## [Work instructions]
Check each line of the listing, and copy it if it contains the word "standalone".
=== Dataset entries ===
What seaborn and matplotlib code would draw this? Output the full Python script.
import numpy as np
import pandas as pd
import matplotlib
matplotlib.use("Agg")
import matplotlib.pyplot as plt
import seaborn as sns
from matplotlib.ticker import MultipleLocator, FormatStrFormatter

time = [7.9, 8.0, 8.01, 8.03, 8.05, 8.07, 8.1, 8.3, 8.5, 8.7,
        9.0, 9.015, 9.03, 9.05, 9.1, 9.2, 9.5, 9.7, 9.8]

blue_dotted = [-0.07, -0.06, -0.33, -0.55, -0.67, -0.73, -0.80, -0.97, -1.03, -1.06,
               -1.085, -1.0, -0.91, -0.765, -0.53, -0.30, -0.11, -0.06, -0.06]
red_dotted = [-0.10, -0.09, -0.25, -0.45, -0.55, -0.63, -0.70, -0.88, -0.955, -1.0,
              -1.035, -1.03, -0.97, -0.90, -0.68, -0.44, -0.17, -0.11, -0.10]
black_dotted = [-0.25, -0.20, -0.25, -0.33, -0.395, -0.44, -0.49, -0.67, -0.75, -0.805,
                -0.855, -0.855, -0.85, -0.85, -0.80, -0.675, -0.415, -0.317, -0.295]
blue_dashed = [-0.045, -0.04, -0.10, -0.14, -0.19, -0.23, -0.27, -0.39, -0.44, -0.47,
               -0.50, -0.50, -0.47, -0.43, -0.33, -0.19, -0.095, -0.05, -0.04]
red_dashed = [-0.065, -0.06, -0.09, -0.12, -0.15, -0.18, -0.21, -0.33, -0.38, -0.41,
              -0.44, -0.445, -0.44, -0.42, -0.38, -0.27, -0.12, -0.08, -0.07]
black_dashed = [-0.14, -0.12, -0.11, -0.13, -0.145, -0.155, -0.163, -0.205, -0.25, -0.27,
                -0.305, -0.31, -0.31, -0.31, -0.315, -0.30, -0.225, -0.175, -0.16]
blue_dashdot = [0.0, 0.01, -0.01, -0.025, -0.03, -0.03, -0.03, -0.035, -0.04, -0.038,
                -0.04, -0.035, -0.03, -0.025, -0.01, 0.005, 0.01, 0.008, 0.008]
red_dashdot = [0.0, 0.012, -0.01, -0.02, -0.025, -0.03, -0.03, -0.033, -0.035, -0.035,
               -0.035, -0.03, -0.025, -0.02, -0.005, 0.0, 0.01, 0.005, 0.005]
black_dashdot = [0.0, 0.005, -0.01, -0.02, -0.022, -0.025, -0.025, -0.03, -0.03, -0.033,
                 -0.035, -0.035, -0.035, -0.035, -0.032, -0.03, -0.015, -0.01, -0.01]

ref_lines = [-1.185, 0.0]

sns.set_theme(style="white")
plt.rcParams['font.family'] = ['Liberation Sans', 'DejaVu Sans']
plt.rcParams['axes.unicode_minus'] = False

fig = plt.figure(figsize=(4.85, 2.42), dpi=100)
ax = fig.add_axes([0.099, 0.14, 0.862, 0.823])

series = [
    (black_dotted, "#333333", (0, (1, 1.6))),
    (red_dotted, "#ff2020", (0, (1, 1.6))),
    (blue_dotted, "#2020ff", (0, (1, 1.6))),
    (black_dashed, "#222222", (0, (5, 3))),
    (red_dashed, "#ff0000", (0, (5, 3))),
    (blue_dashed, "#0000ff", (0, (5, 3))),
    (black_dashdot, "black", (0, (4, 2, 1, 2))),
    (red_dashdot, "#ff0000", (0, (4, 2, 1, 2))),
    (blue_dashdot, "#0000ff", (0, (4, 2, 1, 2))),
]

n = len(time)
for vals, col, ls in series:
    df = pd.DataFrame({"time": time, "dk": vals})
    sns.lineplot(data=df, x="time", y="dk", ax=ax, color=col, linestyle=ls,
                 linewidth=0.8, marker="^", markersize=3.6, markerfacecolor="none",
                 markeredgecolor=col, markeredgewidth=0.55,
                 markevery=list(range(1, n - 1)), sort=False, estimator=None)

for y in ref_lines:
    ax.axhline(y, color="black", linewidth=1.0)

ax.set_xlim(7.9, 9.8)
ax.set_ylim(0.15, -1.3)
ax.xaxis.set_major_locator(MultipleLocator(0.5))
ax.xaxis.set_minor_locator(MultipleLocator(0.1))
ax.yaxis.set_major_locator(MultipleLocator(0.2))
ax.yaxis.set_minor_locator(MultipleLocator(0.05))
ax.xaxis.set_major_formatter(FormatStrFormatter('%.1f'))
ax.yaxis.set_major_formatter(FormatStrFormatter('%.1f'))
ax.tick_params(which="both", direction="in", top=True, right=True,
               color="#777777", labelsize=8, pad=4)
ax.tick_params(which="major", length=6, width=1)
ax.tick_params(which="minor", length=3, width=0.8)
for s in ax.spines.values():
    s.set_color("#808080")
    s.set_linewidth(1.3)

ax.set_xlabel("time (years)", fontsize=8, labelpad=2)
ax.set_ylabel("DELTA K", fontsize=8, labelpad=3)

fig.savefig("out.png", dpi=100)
===
=== Dataset entries ===
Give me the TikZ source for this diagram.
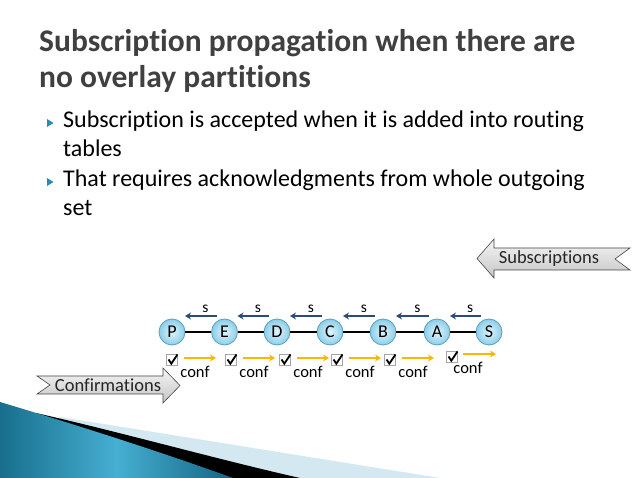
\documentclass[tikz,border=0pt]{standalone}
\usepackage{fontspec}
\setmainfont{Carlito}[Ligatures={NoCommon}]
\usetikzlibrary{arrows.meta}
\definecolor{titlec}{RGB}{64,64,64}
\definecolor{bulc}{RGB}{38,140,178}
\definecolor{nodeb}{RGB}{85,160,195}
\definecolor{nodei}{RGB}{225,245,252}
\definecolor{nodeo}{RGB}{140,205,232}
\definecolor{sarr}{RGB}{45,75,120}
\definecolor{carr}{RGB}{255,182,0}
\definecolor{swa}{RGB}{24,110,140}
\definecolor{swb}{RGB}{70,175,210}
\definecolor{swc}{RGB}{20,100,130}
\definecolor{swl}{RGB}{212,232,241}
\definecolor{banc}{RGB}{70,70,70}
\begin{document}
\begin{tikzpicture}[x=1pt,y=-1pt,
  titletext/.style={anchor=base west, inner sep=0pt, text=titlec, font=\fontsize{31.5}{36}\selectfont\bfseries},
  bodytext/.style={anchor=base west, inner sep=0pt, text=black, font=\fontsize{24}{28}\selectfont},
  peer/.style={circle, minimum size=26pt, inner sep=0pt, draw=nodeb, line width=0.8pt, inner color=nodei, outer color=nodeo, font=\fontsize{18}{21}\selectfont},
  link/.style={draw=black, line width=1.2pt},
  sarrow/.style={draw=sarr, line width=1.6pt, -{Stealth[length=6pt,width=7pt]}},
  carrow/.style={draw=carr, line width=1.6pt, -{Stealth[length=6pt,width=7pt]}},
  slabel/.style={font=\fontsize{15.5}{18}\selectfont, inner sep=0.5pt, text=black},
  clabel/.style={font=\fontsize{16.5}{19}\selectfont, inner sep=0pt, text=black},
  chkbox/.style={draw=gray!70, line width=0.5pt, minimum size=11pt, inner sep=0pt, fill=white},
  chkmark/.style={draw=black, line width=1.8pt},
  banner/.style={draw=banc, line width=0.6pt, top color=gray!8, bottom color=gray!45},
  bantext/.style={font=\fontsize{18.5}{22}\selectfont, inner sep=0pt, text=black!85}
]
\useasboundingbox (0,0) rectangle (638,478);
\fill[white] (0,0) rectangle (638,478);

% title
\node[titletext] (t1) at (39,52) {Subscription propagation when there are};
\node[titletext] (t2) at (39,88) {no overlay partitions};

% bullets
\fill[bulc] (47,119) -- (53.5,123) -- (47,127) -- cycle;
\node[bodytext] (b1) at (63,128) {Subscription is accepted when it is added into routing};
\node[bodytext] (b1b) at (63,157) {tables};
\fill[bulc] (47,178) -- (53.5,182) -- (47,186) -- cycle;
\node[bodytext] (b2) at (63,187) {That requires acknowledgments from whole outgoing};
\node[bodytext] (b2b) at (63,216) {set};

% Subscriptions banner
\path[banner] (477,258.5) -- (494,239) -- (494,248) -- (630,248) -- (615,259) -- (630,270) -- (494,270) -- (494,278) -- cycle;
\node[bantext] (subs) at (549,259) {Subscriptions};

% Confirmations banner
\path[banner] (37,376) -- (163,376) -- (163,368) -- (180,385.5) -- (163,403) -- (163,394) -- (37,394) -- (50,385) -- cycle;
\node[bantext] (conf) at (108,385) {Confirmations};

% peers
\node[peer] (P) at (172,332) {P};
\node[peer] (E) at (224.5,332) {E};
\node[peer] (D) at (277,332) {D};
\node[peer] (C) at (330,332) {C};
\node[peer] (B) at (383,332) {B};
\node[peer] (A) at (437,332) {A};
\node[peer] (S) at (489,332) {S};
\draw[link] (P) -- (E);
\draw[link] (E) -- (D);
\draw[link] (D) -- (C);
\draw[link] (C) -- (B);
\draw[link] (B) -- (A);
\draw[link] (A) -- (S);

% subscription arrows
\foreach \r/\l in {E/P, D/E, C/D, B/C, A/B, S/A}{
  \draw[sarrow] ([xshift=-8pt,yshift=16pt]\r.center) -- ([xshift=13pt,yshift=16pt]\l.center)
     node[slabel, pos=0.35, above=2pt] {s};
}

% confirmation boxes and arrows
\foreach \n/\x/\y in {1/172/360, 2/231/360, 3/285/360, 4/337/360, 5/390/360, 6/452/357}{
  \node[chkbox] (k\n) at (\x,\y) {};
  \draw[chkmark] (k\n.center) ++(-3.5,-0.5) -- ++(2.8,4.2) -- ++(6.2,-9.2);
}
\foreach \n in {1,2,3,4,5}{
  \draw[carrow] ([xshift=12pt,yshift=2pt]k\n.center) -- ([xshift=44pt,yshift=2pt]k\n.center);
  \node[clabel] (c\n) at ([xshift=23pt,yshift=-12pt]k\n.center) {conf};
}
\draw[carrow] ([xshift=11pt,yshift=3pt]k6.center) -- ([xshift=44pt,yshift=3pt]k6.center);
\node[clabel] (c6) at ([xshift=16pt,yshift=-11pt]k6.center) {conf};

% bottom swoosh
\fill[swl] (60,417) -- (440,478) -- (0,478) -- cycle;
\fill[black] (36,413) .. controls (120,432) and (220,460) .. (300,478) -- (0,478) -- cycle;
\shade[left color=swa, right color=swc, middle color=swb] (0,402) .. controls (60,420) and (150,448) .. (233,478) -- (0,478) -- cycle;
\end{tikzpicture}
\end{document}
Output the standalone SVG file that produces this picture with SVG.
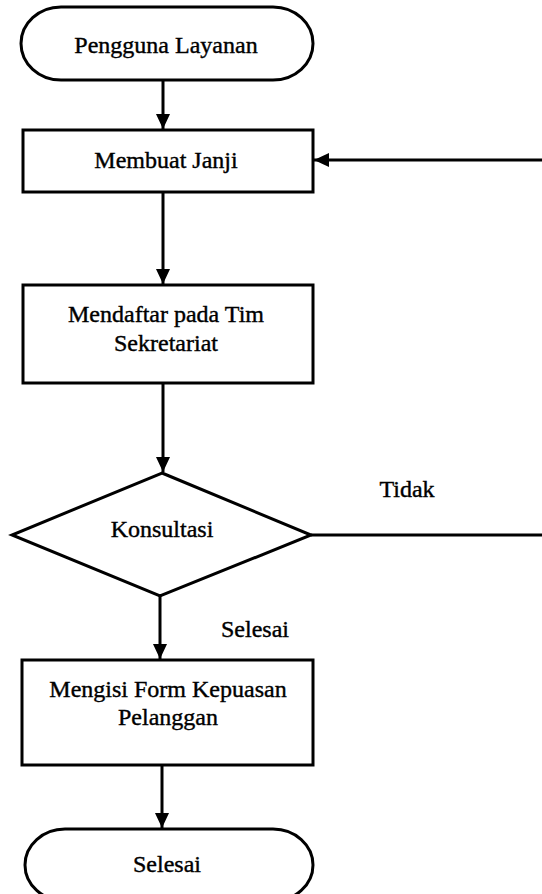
===
=== Dataset entries ===
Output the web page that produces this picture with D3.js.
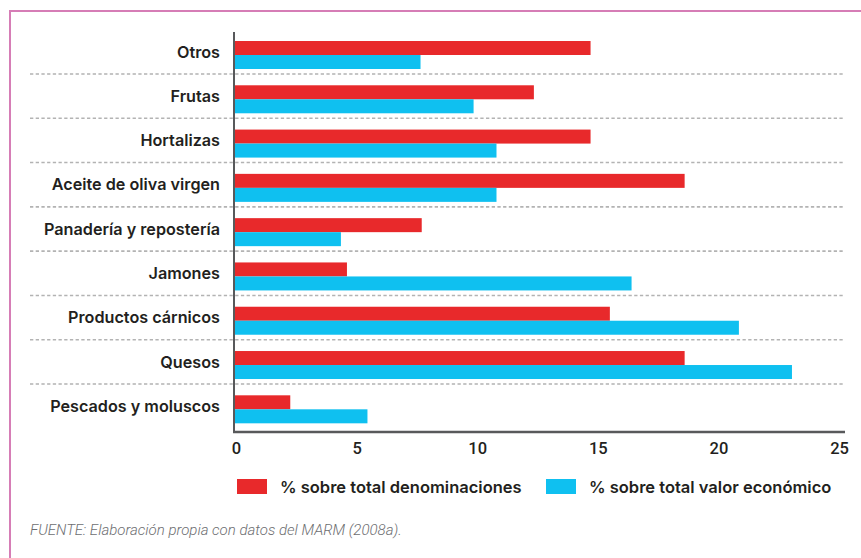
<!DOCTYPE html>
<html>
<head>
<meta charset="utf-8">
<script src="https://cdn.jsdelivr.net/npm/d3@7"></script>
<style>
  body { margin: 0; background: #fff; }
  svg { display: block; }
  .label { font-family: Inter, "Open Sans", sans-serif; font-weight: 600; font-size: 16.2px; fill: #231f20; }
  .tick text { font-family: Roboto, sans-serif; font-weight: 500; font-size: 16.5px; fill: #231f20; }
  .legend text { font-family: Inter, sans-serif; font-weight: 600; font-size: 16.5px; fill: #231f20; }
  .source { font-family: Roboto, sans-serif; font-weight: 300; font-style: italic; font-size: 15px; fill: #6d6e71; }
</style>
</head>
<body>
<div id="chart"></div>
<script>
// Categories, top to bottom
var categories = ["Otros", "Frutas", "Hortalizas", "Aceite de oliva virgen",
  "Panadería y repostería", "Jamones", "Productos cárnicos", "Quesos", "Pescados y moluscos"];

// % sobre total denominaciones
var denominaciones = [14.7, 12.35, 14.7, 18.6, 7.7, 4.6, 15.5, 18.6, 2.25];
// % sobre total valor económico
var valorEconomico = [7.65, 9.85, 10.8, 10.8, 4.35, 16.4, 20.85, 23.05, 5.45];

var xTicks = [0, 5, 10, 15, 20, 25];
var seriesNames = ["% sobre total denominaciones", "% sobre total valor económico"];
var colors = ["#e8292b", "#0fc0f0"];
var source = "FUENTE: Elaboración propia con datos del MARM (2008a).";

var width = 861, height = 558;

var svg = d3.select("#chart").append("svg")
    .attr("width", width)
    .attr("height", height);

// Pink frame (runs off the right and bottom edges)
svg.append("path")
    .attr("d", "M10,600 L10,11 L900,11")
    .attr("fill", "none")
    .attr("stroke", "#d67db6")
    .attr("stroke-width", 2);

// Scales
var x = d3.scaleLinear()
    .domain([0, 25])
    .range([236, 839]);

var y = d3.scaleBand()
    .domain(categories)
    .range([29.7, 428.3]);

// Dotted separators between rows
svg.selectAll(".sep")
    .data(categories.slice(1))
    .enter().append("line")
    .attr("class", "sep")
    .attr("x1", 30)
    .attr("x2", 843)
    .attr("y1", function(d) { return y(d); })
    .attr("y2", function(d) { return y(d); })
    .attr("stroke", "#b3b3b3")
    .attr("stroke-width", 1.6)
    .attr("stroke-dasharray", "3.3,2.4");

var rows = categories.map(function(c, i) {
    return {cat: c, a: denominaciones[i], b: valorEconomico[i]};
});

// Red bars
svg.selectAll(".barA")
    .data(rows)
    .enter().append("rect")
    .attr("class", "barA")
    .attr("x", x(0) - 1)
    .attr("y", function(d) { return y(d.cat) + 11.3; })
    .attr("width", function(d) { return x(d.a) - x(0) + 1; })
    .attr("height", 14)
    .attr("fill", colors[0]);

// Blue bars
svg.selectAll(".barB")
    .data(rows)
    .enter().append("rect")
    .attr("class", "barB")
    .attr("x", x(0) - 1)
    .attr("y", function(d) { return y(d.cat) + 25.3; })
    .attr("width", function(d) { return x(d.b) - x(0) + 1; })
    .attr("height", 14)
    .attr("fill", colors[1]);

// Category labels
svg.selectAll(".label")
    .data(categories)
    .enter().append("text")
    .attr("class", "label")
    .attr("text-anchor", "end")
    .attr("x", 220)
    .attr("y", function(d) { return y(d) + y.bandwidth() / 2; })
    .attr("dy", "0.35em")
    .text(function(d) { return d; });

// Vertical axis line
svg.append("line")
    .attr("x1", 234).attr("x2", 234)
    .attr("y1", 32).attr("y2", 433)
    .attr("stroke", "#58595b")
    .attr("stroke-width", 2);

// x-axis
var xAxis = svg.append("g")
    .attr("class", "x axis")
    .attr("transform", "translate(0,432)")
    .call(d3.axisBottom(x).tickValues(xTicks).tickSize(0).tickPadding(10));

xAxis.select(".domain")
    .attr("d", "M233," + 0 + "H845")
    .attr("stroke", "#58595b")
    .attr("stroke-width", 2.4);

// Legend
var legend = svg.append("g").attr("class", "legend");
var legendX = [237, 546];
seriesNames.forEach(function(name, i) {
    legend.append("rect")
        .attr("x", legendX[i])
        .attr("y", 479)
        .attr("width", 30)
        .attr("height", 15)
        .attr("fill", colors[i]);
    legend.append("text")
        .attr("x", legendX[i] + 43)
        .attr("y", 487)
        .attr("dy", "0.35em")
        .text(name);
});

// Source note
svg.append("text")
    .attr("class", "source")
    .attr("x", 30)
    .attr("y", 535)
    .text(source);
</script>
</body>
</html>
===
## [Task response]
\documentclass[tikz,border=0pt]{standalone}
Output the standalone SVG file that produces this picture with SVG.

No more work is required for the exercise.